Secrets to a Better Financial Future
Getting the loan is just the first step. The real win is using this opportunity to rebuild your credit and never be in this position again.
- Set Up Autopay. Period. The single best way to build credit is with a flawless payment history. Set up automatic payments for one day after your paycheck hits your account. No excuses, no “I’ll do it later.”
- The Bi-Weekly Trick: If you get paid bi-weekly, consider making half-payments every two weeks instead of one full payment per month. This results in 26 half-payments a year, which equals 13 full payments. You’ll pay off your loan faster, save on interest, and your lender will see consistent activity.
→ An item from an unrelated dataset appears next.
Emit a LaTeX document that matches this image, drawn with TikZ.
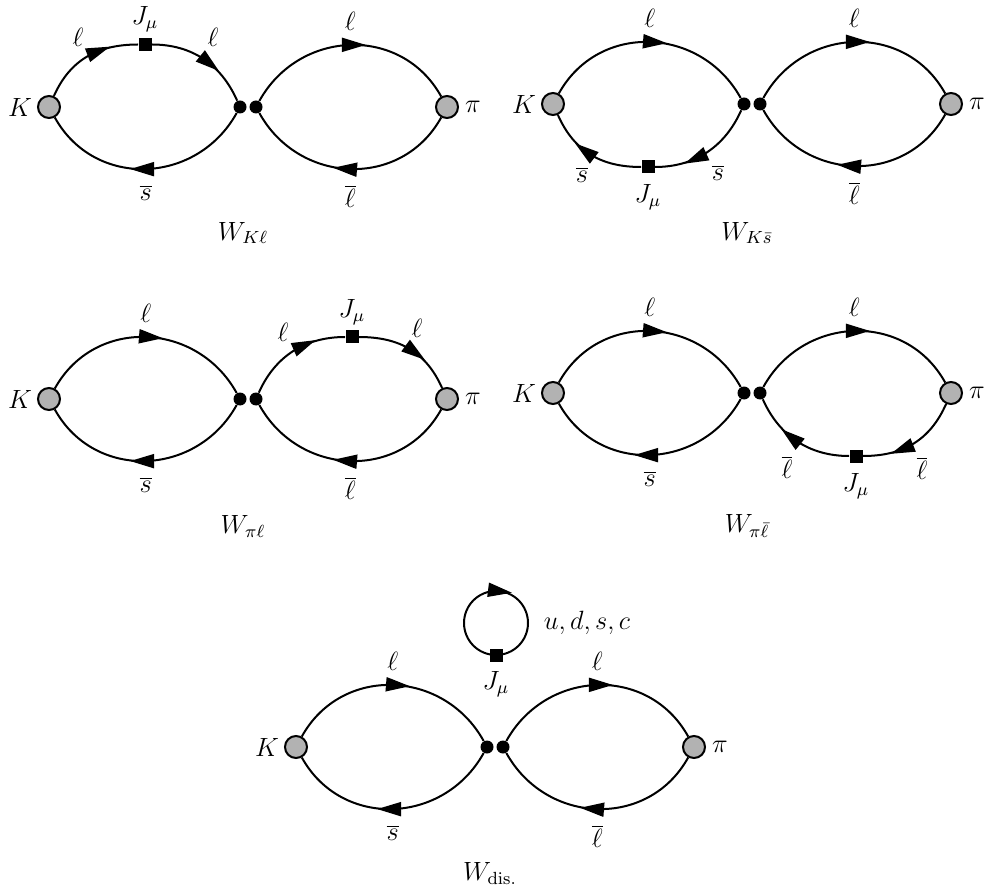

- My Biggest Mistake (Don’t Do This): Early in my career, I got a car loan and only focused on the monthly payment. I agreed to a 72-month term to keep the payment low. I ended up paying thousands more in interest and was “underwater” (owed more than the car was worth) for years. Always focus on the interest rate and the total cost of the loan, not just the monthly payment.
- The Refinance Goal: After 12-18 months of perfect, on-time payments, your credit score will have improved. At that point, you can look into refinancing your auto loan. This means getting a new loan (at a much better rate) to pay off the original one. It can lower your monthly payment and save you a significant amount of money.
Frequently Asked Questions
What is the absolute minimum credit score for auto financing?
There’s no single magic number, as lenders also consider your income, down payment, and employment stability. However, scores below 580 are considered deep subprime, and you will face significant challenges and very high interest rates.
Can I really get a car loan with no money down and bad credit?
While it’s advertised, it’s extremely difficult and unwise. The loans will carry predatory interest rates, and you’ll immediately owe more than the car is worth. A down payment is the most effective tool for overcoming a bad credit score.
Will shopping for a car loan destroy my credit score?
No. As long as you do all of your applications within a short time frame (like one week), the credit scoring models will count them as a single inquiry. This is called “rate shopping,” and it’s a normal, expected part of the process.
Are “Buy Here, Pay Here” lots a good idea?
They should be an absolute last resort. These dealerships act as their own bank and often charge the maximum legal interest rate, use tracking devices on their cars, and are quick to repossess. Exhaust all other options—credit unions, banks, and reputable online lenders—first.